— BEGIN —

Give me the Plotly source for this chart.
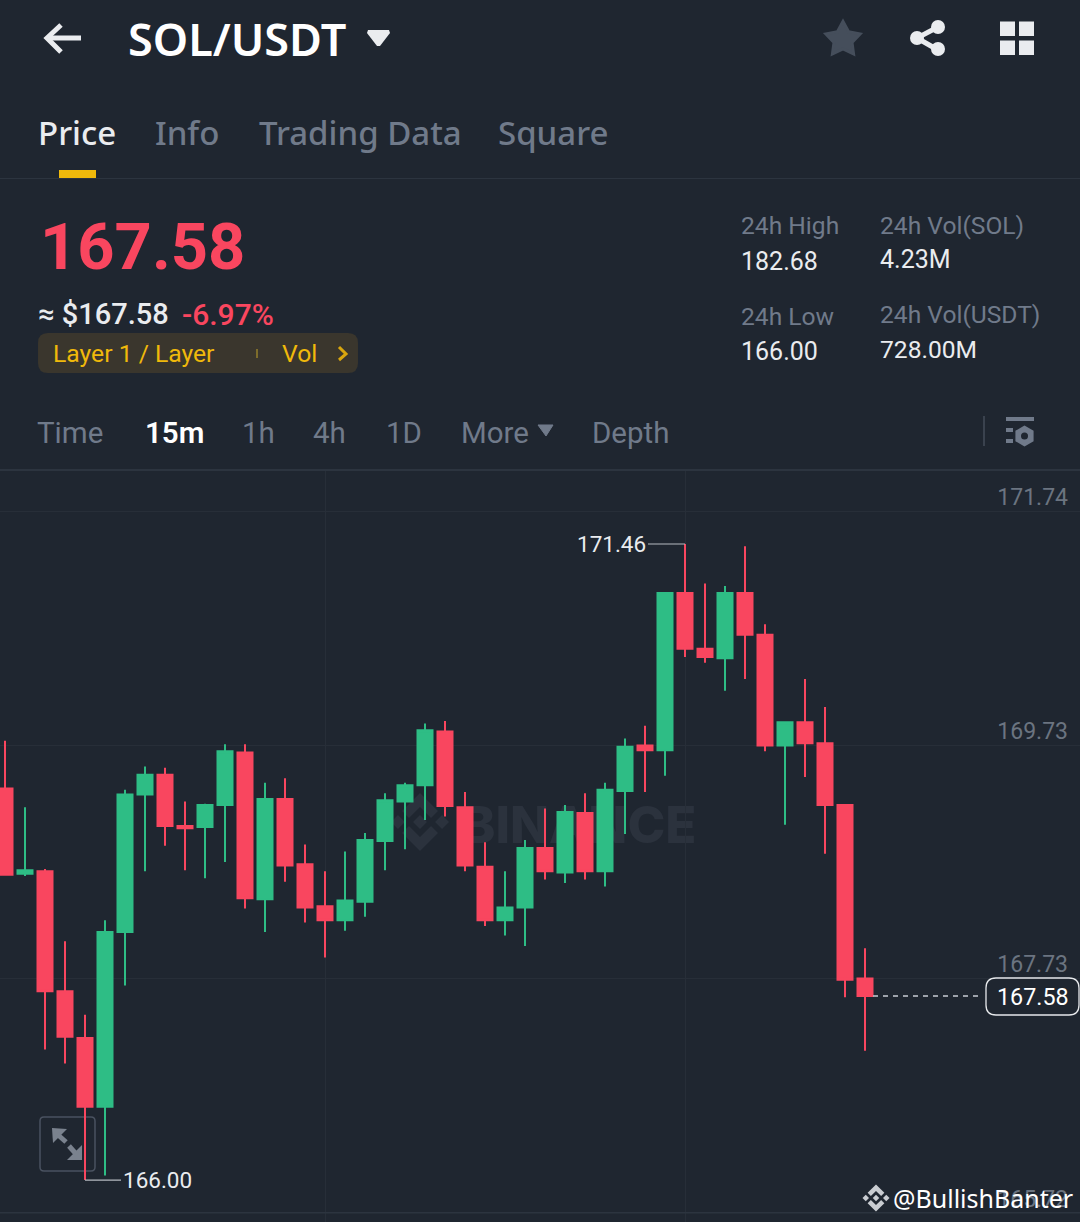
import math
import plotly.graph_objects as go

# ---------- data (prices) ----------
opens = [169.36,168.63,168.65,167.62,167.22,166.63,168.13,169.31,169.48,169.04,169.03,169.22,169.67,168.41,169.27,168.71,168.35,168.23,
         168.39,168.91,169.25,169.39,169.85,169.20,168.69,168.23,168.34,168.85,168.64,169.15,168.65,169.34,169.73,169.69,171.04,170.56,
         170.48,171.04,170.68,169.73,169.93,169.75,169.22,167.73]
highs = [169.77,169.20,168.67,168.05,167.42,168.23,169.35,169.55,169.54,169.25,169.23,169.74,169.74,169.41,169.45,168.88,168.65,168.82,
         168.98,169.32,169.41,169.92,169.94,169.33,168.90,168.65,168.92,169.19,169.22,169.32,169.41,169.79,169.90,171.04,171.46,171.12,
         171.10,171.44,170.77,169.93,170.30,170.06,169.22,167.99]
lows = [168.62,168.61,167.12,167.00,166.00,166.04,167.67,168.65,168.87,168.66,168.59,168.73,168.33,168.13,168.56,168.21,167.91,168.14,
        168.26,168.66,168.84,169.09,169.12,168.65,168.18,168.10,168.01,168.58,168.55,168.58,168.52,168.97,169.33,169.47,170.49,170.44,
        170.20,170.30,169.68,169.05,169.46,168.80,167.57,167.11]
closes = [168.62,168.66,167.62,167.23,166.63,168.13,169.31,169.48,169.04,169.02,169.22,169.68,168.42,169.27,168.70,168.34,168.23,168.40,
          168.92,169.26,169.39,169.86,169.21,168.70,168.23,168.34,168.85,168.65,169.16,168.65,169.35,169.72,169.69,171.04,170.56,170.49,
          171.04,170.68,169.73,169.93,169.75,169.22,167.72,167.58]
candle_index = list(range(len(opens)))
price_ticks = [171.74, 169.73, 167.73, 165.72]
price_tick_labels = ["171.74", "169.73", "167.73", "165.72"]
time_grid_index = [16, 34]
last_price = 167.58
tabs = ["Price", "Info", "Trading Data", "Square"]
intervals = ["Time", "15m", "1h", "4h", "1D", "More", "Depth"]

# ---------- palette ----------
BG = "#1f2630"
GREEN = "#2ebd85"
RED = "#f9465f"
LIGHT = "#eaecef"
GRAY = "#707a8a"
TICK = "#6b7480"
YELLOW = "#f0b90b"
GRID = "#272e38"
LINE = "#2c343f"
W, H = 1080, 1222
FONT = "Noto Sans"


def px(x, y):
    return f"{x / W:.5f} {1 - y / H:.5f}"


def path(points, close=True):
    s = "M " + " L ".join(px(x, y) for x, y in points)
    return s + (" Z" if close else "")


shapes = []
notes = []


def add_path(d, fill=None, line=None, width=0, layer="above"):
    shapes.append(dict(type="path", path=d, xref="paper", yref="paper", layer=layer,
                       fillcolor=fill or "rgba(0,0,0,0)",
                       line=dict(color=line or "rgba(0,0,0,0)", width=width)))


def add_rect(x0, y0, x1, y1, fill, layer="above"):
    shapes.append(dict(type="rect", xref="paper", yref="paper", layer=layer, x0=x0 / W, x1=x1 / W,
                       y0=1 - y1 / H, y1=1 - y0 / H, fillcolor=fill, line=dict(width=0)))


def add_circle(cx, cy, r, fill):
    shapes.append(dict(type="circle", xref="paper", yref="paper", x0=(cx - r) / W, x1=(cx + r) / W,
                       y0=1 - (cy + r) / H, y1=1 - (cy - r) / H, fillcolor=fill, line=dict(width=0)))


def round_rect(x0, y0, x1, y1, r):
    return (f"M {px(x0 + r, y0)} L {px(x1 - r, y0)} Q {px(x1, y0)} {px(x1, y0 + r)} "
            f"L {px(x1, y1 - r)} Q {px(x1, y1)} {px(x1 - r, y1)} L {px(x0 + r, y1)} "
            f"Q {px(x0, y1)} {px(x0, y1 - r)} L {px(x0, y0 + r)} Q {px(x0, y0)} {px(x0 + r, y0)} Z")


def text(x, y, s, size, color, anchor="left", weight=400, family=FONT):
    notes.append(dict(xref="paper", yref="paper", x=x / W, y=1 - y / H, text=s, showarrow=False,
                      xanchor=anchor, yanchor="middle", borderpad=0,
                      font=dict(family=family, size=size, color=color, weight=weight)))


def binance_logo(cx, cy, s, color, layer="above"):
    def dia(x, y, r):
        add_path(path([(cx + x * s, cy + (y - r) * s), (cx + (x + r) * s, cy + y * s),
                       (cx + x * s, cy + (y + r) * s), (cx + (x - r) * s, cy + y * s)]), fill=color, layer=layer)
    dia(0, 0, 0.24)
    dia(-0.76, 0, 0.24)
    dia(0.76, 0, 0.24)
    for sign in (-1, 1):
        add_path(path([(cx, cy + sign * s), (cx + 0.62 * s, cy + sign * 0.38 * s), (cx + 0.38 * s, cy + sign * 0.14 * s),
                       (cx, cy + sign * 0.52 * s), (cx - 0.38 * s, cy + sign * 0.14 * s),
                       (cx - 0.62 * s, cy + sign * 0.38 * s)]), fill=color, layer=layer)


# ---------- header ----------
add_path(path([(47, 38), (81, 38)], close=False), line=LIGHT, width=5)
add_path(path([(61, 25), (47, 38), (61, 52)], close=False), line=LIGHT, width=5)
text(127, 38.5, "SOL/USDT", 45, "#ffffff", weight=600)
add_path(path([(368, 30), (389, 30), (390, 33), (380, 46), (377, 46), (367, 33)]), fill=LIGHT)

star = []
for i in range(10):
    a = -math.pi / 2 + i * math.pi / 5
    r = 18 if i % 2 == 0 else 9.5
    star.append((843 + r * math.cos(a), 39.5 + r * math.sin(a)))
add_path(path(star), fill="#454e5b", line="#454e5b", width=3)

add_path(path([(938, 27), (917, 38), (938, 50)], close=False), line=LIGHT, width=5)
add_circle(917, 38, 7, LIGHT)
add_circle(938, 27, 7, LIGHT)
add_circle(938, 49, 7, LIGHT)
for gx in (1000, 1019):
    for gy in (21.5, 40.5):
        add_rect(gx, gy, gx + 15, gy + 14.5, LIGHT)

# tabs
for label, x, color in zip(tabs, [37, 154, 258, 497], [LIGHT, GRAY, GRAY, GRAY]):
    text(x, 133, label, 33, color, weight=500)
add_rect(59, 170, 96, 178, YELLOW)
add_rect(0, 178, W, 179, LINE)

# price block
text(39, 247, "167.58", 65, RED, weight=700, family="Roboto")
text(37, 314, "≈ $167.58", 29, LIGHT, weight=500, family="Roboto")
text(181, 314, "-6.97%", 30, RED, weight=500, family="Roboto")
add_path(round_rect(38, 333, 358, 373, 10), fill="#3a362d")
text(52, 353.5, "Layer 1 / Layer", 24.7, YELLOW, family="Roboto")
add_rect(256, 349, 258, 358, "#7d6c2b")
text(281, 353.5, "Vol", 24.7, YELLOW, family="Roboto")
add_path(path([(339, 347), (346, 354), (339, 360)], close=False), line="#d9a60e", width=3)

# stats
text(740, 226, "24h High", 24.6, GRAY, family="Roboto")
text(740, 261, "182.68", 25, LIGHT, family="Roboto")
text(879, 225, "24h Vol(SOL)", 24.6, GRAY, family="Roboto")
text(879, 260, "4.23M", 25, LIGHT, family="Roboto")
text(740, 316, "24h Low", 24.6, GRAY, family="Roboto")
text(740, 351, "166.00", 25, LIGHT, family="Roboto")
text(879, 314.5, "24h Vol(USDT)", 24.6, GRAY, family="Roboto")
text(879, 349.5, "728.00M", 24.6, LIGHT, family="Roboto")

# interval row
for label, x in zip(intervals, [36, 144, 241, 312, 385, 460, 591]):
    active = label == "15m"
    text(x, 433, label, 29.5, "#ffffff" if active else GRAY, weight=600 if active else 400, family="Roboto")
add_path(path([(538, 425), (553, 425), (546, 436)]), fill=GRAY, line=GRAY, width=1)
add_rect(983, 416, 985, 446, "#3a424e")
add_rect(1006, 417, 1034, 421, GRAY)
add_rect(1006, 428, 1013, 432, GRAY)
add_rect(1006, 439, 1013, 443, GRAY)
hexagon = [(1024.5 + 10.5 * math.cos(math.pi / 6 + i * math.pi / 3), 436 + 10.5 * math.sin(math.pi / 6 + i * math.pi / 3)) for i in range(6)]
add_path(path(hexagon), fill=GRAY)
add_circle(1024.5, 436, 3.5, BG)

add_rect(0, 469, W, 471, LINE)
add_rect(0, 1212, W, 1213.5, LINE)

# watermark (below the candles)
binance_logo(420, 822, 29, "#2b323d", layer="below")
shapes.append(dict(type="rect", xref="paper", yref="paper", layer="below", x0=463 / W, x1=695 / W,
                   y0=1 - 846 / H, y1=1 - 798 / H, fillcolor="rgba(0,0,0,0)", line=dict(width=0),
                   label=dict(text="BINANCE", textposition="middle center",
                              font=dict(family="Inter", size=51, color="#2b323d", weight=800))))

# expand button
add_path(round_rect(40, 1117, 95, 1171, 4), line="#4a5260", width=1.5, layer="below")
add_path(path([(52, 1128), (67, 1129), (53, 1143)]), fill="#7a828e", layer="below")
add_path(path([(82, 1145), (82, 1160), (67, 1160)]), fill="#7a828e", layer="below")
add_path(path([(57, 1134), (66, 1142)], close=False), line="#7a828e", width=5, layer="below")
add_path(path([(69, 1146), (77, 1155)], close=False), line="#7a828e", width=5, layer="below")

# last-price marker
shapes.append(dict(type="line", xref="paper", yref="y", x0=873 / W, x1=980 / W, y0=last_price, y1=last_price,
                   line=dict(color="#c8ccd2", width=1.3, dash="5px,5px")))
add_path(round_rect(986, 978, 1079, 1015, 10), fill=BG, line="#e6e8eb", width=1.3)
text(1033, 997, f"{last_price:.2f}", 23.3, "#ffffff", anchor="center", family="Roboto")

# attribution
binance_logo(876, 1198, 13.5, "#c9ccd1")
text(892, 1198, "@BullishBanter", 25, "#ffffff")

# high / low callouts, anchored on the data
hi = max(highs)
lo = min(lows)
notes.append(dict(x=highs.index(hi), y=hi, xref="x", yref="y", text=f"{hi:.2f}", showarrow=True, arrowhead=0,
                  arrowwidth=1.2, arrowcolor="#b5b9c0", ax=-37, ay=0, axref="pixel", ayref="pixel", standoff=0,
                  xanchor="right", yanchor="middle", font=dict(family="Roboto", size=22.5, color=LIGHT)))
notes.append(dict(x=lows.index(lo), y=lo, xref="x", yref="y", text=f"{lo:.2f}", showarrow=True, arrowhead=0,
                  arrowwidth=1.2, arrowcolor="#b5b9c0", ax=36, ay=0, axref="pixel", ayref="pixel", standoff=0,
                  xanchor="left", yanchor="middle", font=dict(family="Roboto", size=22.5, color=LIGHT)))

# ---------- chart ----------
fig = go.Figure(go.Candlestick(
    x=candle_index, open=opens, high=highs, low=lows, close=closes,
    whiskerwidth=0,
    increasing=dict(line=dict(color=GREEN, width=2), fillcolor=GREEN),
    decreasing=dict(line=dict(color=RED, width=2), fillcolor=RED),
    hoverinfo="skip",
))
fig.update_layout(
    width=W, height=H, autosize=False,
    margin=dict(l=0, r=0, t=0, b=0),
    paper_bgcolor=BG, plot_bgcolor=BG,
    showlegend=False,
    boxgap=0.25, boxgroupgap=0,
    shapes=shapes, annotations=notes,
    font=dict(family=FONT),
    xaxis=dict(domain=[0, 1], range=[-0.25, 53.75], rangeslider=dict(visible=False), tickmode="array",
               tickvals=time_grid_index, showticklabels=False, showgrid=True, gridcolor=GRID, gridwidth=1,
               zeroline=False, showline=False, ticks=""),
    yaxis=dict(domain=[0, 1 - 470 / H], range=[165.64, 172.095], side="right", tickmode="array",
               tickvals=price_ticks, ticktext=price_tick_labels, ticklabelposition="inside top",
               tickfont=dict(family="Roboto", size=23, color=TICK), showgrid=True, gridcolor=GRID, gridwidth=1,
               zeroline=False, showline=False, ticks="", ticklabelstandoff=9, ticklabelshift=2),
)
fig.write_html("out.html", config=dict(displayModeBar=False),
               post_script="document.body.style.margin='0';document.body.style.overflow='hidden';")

— END —
— BEGIN —

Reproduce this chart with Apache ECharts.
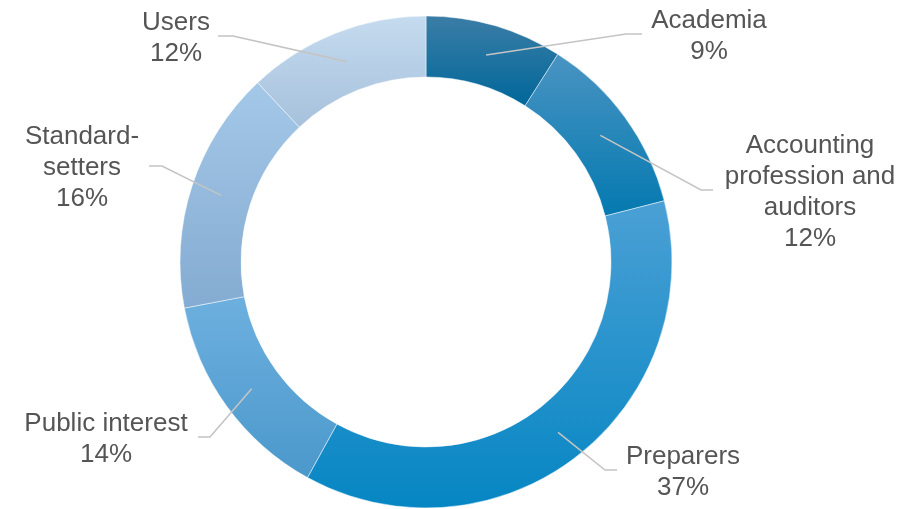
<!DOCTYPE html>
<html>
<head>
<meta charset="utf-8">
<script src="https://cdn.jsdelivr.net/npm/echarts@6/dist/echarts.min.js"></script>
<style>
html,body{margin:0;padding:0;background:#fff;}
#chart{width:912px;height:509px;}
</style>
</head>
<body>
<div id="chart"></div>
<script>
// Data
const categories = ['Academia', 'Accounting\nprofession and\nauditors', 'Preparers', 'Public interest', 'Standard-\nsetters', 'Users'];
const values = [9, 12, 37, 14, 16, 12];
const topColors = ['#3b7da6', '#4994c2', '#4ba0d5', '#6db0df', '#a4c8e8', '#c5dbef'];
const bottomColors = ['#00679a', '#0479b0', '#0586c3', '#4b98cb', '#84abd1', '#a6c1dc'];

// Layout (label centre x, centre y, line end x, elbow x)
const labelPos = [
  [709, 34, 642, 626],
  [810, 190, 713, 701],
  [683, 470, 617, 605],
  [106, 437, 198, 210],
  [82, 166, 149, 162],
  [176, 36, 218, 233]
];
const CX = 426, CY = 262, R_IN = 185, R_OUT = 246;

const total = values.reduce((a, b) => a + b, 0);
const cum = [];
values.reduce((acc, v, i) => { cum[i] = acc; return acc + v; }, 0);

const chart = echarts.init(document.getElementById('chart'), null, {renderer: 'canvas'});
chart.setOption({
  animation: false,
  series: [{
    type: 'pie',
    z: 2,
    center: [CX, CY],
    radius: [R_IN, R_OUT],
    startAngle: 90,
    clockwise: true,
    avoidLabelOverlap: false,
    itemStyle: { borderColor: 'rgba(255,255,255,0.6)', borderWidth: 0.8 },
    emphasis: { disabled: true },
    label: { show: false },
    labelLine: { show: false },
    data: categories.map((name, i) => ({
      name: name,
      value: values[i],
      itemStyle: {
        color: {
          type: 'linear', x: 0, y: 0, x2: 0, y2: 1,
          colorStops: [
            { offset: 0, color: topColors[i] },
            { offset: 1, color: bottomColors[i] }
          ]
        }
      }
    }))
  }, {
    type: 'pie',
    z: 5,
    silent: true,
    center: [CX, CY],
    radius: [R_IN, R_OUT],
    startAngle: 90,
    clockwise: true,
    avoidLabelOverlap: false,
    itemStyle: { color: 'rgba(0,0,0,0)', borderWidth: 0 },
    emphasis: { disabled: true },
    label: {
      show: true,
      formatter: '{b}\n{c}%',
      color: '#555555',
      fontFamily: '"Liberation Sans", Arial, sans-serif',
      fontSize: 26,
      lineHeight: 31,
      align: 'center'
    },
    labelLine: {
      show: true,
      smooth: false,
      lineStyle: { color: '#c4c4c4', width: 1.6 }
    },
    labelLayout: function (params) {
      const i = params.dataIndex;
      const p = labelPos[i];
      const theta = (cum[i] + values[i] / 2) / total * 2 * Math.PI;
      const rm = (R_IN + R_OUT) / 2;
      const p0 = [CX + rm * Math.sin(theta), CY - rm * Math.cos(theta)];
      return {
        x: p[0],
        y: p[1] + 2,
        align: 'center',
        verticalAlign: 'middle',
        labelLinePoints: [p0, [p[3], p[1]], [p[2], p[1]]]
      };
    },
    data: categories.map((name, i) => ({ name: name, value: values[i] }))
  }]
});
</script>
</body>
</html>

— END —

WHAT IS BEING ASKED: From the material above, reproduce only what runs from the line holding "Give me the Plotly source for this chart." down to the line holding "import plotly.graph_objects as go", both included, pictures excluded.

ANSWER FOR THIS EXERCISE:
Give me the Plotly source for this chart.
import math
import plotly.graph_objects as go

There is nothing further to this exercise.